In all of the gospels, a woman anoints Jesus. Reports vary on the specific action and the specific woman. In the general imagination, she is considered to be Mary Magdalene, a woman thought to have lived a sinful life. I read somewhere that when Mary broke the bottle of perfume at Christ’s feet, it was really her heart she was breaking over him. Inside her heart, there had been pain and fear, and when she broke it—because she broke it—the fear she’d harbored turned into perfume, nectar, a scent pleasing to God. Whatever she gave, she gave all of it, caressing it into Jesus’ feet with the hair of her head. She used all of that perfume, broke the container, so that there could be no return to what once was. This is what made it a beautiful gesture: the destruction, the submission, the nothing-left-ness.
The disciples were told, when preaching the Word, not to prepare anything ahead of time because the Holy Spirit would provide the right words when it was appropriate. They were, because of their faith, a conduit connecting the people with God. Strength of faith was what mattered. The self did not matter so much outside of this willingness. Christian art occasionally depicts the writers of the gospels as transcriptionists with some more heavenly power providing the words: a dove—the Holy Spirit—dipping into the ear, or something like a phonograph bridging, twisting itself down to them, words being whispered from some other plane of existence: a figure—animal, saint, supernatural—in a bubble overhead. In all of this is the getting out of the way, the nothingness.
We know this. It is familiar to us. The Hail Mary pass, the buzzer shot, the last resort, the miracle
—the trust that something else will take over after a hard-fought battle, after we’ve exhausted ourselves. But what if the best option is always the last resort?

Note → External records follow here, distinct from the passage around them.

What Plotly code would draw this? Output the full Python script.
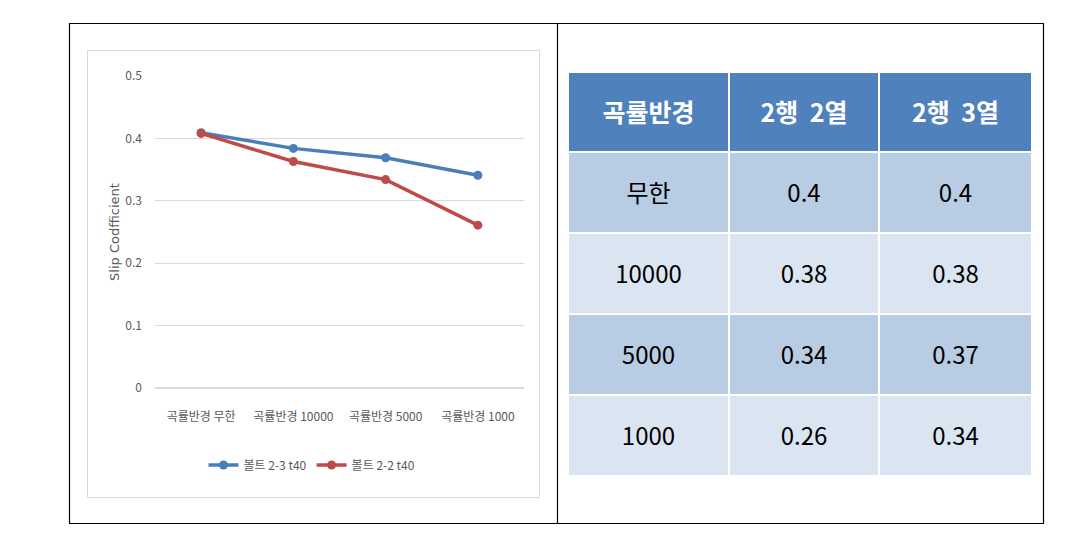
import plotly.graph_objects as go

W, H = 1065, 534

categories = ["곡률반경 무한", "곡률반경 10000", "곡률반경 5000", "곡률반경 1000"]
series_23 = [0.409, 0.384, 0.369, 0.341]
series_22 = [0.408, 0.363, 0.334, 0.261]
series_names = ["볼트 2-3 t40", "볼트 2-2 t40"]

table_header = ["곡률반경", "2행  2열", "2행  3열"]
table_radius = ["무한", "10000", "5000", "1000"]
table_22 = ["0.4", "0.38", "0.34", "0.26"]
table_23 = ["0.4", "0.38", "0.37", "0.34"]

y_ticks = [0, 0.1, 0.2, 0.3, 0.4, 0.5]
y_tick_text = ["0", "0.1", "0.2", "0.3", "0.4", "0.5"]

BLUE = "#4A7EBB"
RED = "#BE4B48"
FONT = "Noto Sans CJK KR"

def px(x):
    return x / W

def py(y):
    return 1 - y / H

def cell_text(v, size, bold=False):
    inner = "<b>%s</b>" % v if bold else v
    return "&nbsp;<br><span style='font-size:%dpx'>%s</span>" % (size, inner)

fig = go.Figure()

fig.add_trace(go.Scatter(
    x=categories, y=series_23, name=series_names[0], mode="lines+markers",
    line=dict(color=BLUE, width=3.5), marker=dict(color=BLUE, size=9, symbol="circle"),
    xaxis="x", yaxis="y"))
fig.add_trace(go.Scatter(
    x=categories, y=series_22, name=series_names[1], mode="lines+markers",
    line=dict(color=RED, width=3.5), marker=dict(color=RED, size=9, symbol="circle"),
    xaxis="x", yaxis="y"))

n = len(table_radius)
row_colors = ["#B8CCE4" if i % 2 == 0 else "#DBE5F1" for i in range(n)]

fig.add_trace(go.Table(
    domain=dict(x=[px(568), px(1032)], y=[py(476), py(72)]),
    columnwidth=[161, 150, 153],
    header=dict(
        values=[cell_text(h, 25, bold=True) for h in table_header],
        fill_color="#4F81BD", line=dict(color="white", width=2),
        font=dict(family=FONT, size=17, color="white"), align="center", height=80),
    cells=dict(
        values=[[cell_text(v, 24) for v in table_radius],
                [cell_text(v, 24) for v in table_22],
                [cell_text(v, 24) for v in table_23]],
        fill_color=[row_colors] * 3, line=dict(color="white", width=2),
        font=dict(family=FONT, size=17, color="black"), align="center", height=81),
))

shapes = [
    dict(type="rect", xref="paper", yref="paper", x0=px(69.5), x1=px(1043.5), y0=py(523.5), y1=py(23.5),
         line=dict(color="black", width=1.2), layer="below"),
    dict(type="line", xref="paper", yref="paper", x0=px(557.5), x1=px(557.5), y0=py(523.5), y1=py(23.5),
         line=dict(color="black", width=1.2)),
    dict(type="rect", xref="paper", yref="paper", x0=px(87.5), x1=px(539.5), y0=py(497.5), y1=py(50.5),
         line=dict(color="#D9D9D9", width=1), layer="below"),
]

fig.update_layout(
    width=W, height=H,
    margin=dict(l=0, r=0, t=0, b=0, autoexpand=False),
    paper_bgcolor="white", plot_bgcolor="white",
    font=dict(family=FONT, color="#595959"),
    shapes=shapes,
    showlegend=True,
    legend=dict(orientation="h", x=px(312), xanchor="center", y=py(465), yanchor="middle",
                font=dict(family=FONT, size=12, color="#595959"), bgcolor="rgba(0,0,0,0)",
                itemwidth=30, tracegroupgap=0),
    xaxis=dict(domain=[px(155), px(524)], range=[-0.5, 3.5], type="category",
               showgrid=False, showline=False, zeroline=False, ticks="", automargin=False,
               ticklabelstandoff=20,
               tickfont=dict(family=FONT, size=12, color="#595959"), anchor="y"),
    yaxis=dict(domain=[py(388), py(76)], range=[0, 0.5], tickvals=y_ticks, ticktext=y_tick_text,
               showgrid=True, gridcolor="#D9D9D9", gridwidth=1, zeroline=True, zerolinecolor="#D9D9D9",
               zerolinewidth=1.5, showline=False, ticks="", ticklabelstandoff=12, automargin=False,
               tickfont=dict(family=FONT, size=12, color="#595959"),
               title=dict(text="Slip Codfficient", font=dict(family="DejaVu Sans", size=13, color="#595959"),
                          standoff=2), anchor="x"),
)

fig.write_html("out.html")
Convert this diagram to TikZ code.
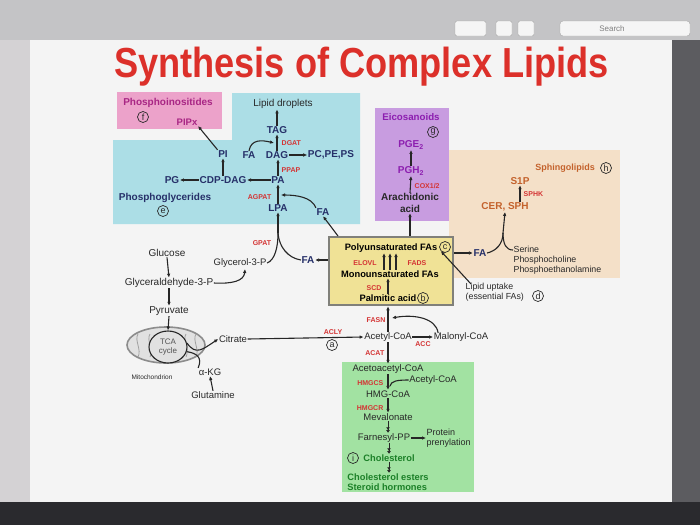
\documentclass[tikz,border=0pt]{standalone}
\usepackage{fontspec}
\setmainfont{Liberation Sans}
\usetikzlibrary{arrows.meta,calc,shapes.geometric}
\definecolor{titred}{RGB}{220,48,42}
\definecolor{navy}{RGB}{38,48,105}
\definecolor{enzred}{RGB}{212,52,52}
\definecolor{magt}{RGB}{168,38,132}
\definecolor{purp}{RGB}{140,30,175}
\definecolor{orng}{RGB}{196,98,44}
\definecolor{grn}{RGB}{28,128,40}
\definecolor{txt}{RGB}{40,40,40}
\definecolor{cyanbg}{RGB}{172,222,230}
\definecolor{pinkbg}{RGB}{236,162,202}
\definecolor{purpbg}{RGB}{200,156,224}
\definecolor{peachbg}{RGB}{244,224,200}
\definecolor{greenbg}{RGB}{162,226,162}
\definecolor{boxbg}{RGB}{240,226,150}
\definecolor{boxline}{RGB}{128,128,122}
\definecolor{bgl}{RGB}{212,210,212}
\definecolor{topbar}{RGB}{196,196,198}
\definecolor{slide}{RGB}{244,244,244}
\definecolor{darkr}{RGB}{92,92,96}
\definecolor{darkb}{RGB}{42,42,46}
\definecolor{mitog}{RGB}{200,200,200}
\newcommand{\myfs}[1]{\fontsize{#1}{#1}\selectfont}
\newcommand{\myfsl}[2]{\fontsize{#1}{#2}\selectfont}
\tikzset{
  rg/.style={inner sep=0.5pt, font=\myfs{9.5}, text=txt},
  rgs/.style={inner sep=0.5pt, font=\myfsl{8.8}{10}, text=txt, align=left},
  nv/.style={inner sep=0.5pt, font=\bfseries\myfs{10}, text=navy},
  bx/.style={inner sep=0.5pt, font=\bfseries\myfs{9.3}, text=black},
  enz/.style={inner sep=0.5pt, font=\bfseries\myfs{7}, text=enzred},
  cl/.style={circle, draw=txt, line width=0.7pt, inner sep=0pt, minimum size=11pt, font=\myfs{9}, text=txt},
  ar/.style={-{Latex[length=4pt,width=3.6pt]}, line width=1.1pt, draw=black!85},
  ln/.style={line width=1.1pt, draw=black!85},
  ms/.style={-{Latex[length=2.8pt,width=4pt]Latex[length=2.8pt,width=4pt]}, line width=1pt, draw=black!85}
}
\begin{document}
\begin{tikzpicture}[x=1pt,y=-1pt]
\useasboundingbox (0,0) rectangle (700,525);
% photo frame
\fill[bgl] (0,0) rectangle (700,525);
\fill[topbar] (0,0) rectangle (700,40);
\fill[slide] (30,40) rectangle (672,502);
\fill[darkr] (672,40) rectangle (700,525);
\fill[darkb] (0,502) rectangle (700,525);
\draw[gray!70, fill=white!92!gray, rounded corners=3] (560,21) rectangle (690,36);
\node[font=\myfs{8}, text=gray, inner sep=0pt] (search) at (612,28.5) {Search};
\draw[gray!70, fill=white!92!gray, rounded corners=2] (455,21) rectangle (486,36);
\draw[gray!70, fill=white!92!gray, rounded corners=2] (496,21) rectangle (512,36);
\draw[gray!70, fill=white!92!gray, rounded corners=2] (518,21) rectangle (534,36);

% title
\node[anchor=base, inner sep=0pt, font=\bfseries\myfs{42}, text=titred] (title) at (361.5,77) {\scalebox{0.862}[1]{Synthesis of Complex Lipids}};

% background regions
\fill[pinkbg] (117,92) rectangle (222,129);
\fill[cyanbg] (113,140) -- (232,140) -- (232,93) -- (360,93) -- (360,224) -- (113,224) -- cycle;
\fill[purpbg] (375,108) rectangle (449,221);
\fill[peachbg] (449,150) rectangle (620,278);
\fill[greenbg] (342,362) rectangle (474,492);

% Phosphoinositides
\node[inner sep=0.5pt, font=\bfseries\myfs{10}, text=magt] (phi) at (168,103) {Phosphoinositides};
\node[cl] (cf) at (143,117) {f};
\node[inner sep=0.5pt, font=\bfseries\myfs{9.5}, text=magt] (pipx) at (187,122) {PIPx};

% Phosphoglycerides
\node[rg, font=\myfs{10}] (ld) at (283,104) {Lipid droplets};
\node[nv] (tag) at (277,130) {TAG};
\node[enz, anchor=west] (dgat) at (281,143) {DGAT};
\node[nv] (fa1) at (249,155) {FA};
\node[nv] (dag) at (277,155) {DAG};
\node[nv] (pc) at (331,155) {PC,PE,PS};
\node[nv] (pi) at (223,154) {PI};
\node[enz, anchor=west] (ppap) at (281,170) {PPAP};
\node[nv] (pa) at (278,180) {PA};
\node[nv] (cdp) at (223,180) {CDP-DAG};
\node[nv] (pg) at (172,180) {PG};
\node[inner sep=0.5pt, font=\bfseries\myfs{10}, text=navy] (pgl) at (165,198) {Phosphoglycerides};
\node[cl] (ce) at (163,211) {e};
\node[enz, anchor=east] (agpat) at (272,197) {AGPAT};
\node[nv] (lpa) at (278,208) {LPA};
\node[nv] (fa2) at (323,212) {FA};

\draw[ar] (tag.north) -- (tag.north |- ld.south);
\draw[ar] (dag.north) -- (dag.north |- tag.south);
\coordinate (tagin) at (274,143);
\draw[ar] (fa1.north) .. controls (251,139) and (262,140) .. (tagin);
\draw[ar] (dag.east) -- (pc.west);
\draw[ar] (pi.north west) -- (pipx.south east);
\draw[ar] (pa.north) -- (pa.north |- dag.south);
\draw[ar] (pa.west) -- (cdp.east);
\draw[ar] (cdp.west) -- (pg.east);
\draw[ar] (cdp.north) -- (cdp.north |- pi.south);
\draw[ar] (lpa.north) -- (lpa.north |- pa.south);
\coordinate (pain) at (281,195);
\draw[ar] (fa2.north west) .. controls (312,197) and (296,195) .. (pain);

% Eicosanoids
\node[inner sep=0.5pt, font=\bfseries\myfs{9.7}, text=purp] (eico) at (411,117) {Eicosanoids};
\node[cl] (cg) at (433,132) {g};
\node[inner sep=0.5pt, font=\bfseries\myfs{10}, text=purp] (pge) at (411,145) {PGE\textsubscript{2}};
\node[inner sep=0.5pt, font=\bfseries\myfs{10}, text=purp] (pgh) at (411,171) {PGH\textsubscript{2}};
\node[enz, anchor=west] (cox) at (414,186) {COX1/2};
\node[inner sep=0.5pt, font=\bfseries\myfsl{10}{11.5}, text=txt, align=center] (arach) at (410,203) {Arachidonic\\acid};
\draw[ar] (arach.north) -- (pgh.south);
\draw[ar] (pgh.north) -- (pge.south);

% Sphingolipids
\node[inner sep=0.5pt, font=\bfseries\myfs{9}, text=orng] (sph) at (565,168) {Sphingolipids};
\node[cl] (ch) at (606,168) {h};
\node[inner sep=0.5pt, font=\bfseries\myfs{10}, text=orng] (s1p) at (520,181) {S1P};
\node[enz, anchor=west] (sphk) at (523,194) {SPHK};
\node[inner sep=0.5pt, font=\bfseries\myfs{10}, text=orng] (cer) at (505,207) {CER, SPH};
\draw[ar] (s1p.south |- cer.north) -- (s1p.south);

% central box
\node[draw=boxline, line width=2.5pt, fill=boxbg, minimum width=124pt, minimum height=68pt, inner sep=0pt] (box) at (391,271) {};
\node[bx] (poly) at (391,248) {Polyunsaturated FAs};
\node[cl] (cc) at (445,247) {c};
\node[enz] (elovl) at (365,263) {ELOVL};
\node[enz] (fads) at (417,263) {FADS};
\node[bx] (mono) at (390,274) {Monounsaturated FAs};
\node[enz] (scd) at (374,288) {SCD};
\node[bx] (palm) at (388,298) {Palmitic acid};
\node[cl] (cb) at (423,298) {b};
\foreach \i/\dx in {1/-6,2/0,3/6} {
  \path ([xshift=\dx pt]mono.north) coordinate (m\i);
  \draw[ar] (m\i) -- (m\i |- poly.south);
}
\draw[ar] (palm.north) -- (palm.north |- mono.south);

% FAs around the box
\node[nv] (fa3) at (308,260) {FA};
\node[nv] (fa4) at (480,253) {FA};
\draw[ar] (box.west |- fa3) -- (fa3.east);
\draw[ar] (box.east |- fa4) -- (fa4.west);
\coordinate (boxtl) at (338,236);
\draw[ar] (boxtl) -- (fa2.south);
\draw[ar] (box.north -| arach.south) -- (arach.south);

% glycolysis side
\node[enz] (gpat) at (262,243) {GPAT};
\node[rg] (gly3p) at (240,263) {Glycerol-3-P};
\node[rg, font=\myfs{10}] (glucose) at (167,253) {Glucose};
\node[rg, font=\myfs{10}] (ga3p) at (169,283) {Glyceraldehyde-3-P};
\node[rg, font=\myfs{10}] (pyr) at (169,311) {Pyruvate};
\coordinate (j1) at (278,233);
\draw[ln] (gly3p.east) .. controls (275,260) and (278,247) .. (j1);
\draw[ln] (fa3.west) .. controls (288,258) and (279,247) .. (j1);
\draw[ar] (j1) -- (lpa.south);
\draw[ar] (glucose.south) -- (ga3p.north);
\draw[ar] (ga3p.south) -- (pyr.north);
\coordinate (g3pin) at (245,269);
\draw[ar] (ga3p.east) .. controls (232,284) and (244,281) .. (g3pin);

% mitochondrion
\draw[mitog!70!black, line width=1.6pt, fill=mitog!55] (166,345) ellipse [x radius=39, y radius=18];
\foreach \cx in {138,150,186,196} {
  \draw[mitog!80!black, line width=0.8pt] (\cx,334) .. controls (\cx-4,340) and (\cx+4,350) .. (\cx,357);
}
\node[ellipse, draw=black!85, line width=1.1pt, fill=mitog!55, minimum width=38pt, minimum height=32pt, inner sep=0pt, font=\myfsl{8}{8.5}, text=txt!80, align=center] (tca) at (168,347) {TCA\\cycle};
\node[inner sep=0.5pt, font=\myfs{6.5}, text=txt] (mito) at (152,377) {Mitochondrion};
\draw[ar] (pyr.south) -- (tca.north);
\node[rg] (citrate) at (233,339) {Citrate};
\node[rg] (akg) at (210,372) {α-KG};
\node[rg] (glut) at (213,395) {Glutamine};
\draw[ar] (tca.12) .. controls (196,356) and (203,349) .. (citrate.west);
\draw[ln] (tca.-14) .. controls (196,353) and (203,357) .. (akg.north west);
\draw[ar] (glut.north) -- (akg.south);

% acetyl-CoA
\node[enz] (acly) at (333,332) {ACLY};
\node[cl] (ca) at (332,345) {a};
\node[rg] (acetyl) at (388,337) {Acetyl-CoA};
\node[rg] (malonyl) at (461,337) {Malonyl-CoA};
\node[enz] (acc) at (423,344) {ACC};
\node[enz, anchor=east] (fasn) at (386,320) {FASN};
\draw[ar] (citrate.east) -- (acetyl.west);
\draw[ar] (acetyl.east) -- (malonyl.west);
\coordinate (fasnin) at (392,318);
\draw[ar] ($(malonyl.north west)+(5,1)$) .. controls (436,318) and (414,314) .. (fasnin);
\draw[ar] (acetyl.north) -- (acetyl.north |- box.south);

% sphingolipid inputs
\node[rgs, anchor=north west] (serg) at (513,245) {Serine\\Phosphocholine\\Phosphoethanolamine};
\coordinate (j2) at (503,233);
\draw[ln] (fa4.east) .. controls (496,251) and (503,244) .. (j2);
\draw[ln] ($(serg.north west)+(0,5)$) .. controls (506,250) and (503,244) .. (j2);
\draw[ar] (j2) -- (cer.south);

% lipid uptake
\node[rgs, anchor=north west] (lipup) at (465,282) {Lipid uptake\\(essential FAs)};
\node[cl] (cd) at (538,296) {d};
\draw[ar] ($(lipup.north west)+(6,2)$) -- (cc.south west);

% cholesterol branch
\node[enz, anchor=east] (acat) at (385,353) {ACAT};
\node[rg] (acac) at (388,369) {Acetoacetyl-CoA};
\node[enz, anchor=east] (hmgcs) at (384,383) {HMGCS};
\node[rg] (acetyl2) at (433,380) {Acetyl-CoA};
\node[rg] (hmg) at (388,394) {HMG-CoA};
\node[enz, anchor=east] (hmgcr) at (384,408) {HMGCR};
\node[rg] (meval) at (388,417) {Mevalonate};
\node[rg] (farn) at (384,438) {Farnesyl-PP};
\node[rgs, anchor=west, font=\myfsl{9}{9.5}] (prot) at (426,438) {Protein\\prenylation};
\node[inner sep=0.5pt, font=\bfseries\myfs{9.3}, text=grn] (chol) at (389,458) {Cholesterol};
\node[cl] (ci) at (353,458) {i};
\node[inner sep=0.5pt, font=\bfseries\myfsl{9.3}{10}, text=grn, align=left] (ester) at (388,482) {Cholesterol esters\\Steroid hormones};
\draw[ar] (acetyl.south) -- (acac.north);
\draw[ar] (acac.south) -- (hmg.north);
\draw[ln] (acetyl2.west) .. controls (397,380) and (391,381) .. (390,386);
\draw[ar] (hmg.south) -- (meval.north);
\draw[ms] (meval.south) -- (meval.south |- farn.north);
\draw[ar] (farn.east) -- (prot.west);
\draw[ms] (farn.south -| chol.north) -- (chol.north);
\draw[ms] (chol.south) -- (chol.south |- ester.north);
\end{tikzpicture}
\end{document}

Let’s say there is a snake in the path forward. Two travelers startle away from it. One, inspired, throws a rock—the quarterback hoping for a connection. The other traveler tosses salt on the ground, hoping it will be good for something, even if it is only good to be trampled. Behind them, a puff of smoke, signaling the witch has gone with their comforts. They watch as, mile by mile, the trail they’ve just hiked disappears, is swept up and replaced with Queen Anne’s lace, swamp, the sound of crickets scratching their legs, as though the trail was only dirt brought by the wind, which, of course, is what it always was, and—also—all the travelers are. Dust. Also dust—the raging lion and the renegade bus. Only salt, only flavor, only all they have. The snake remains.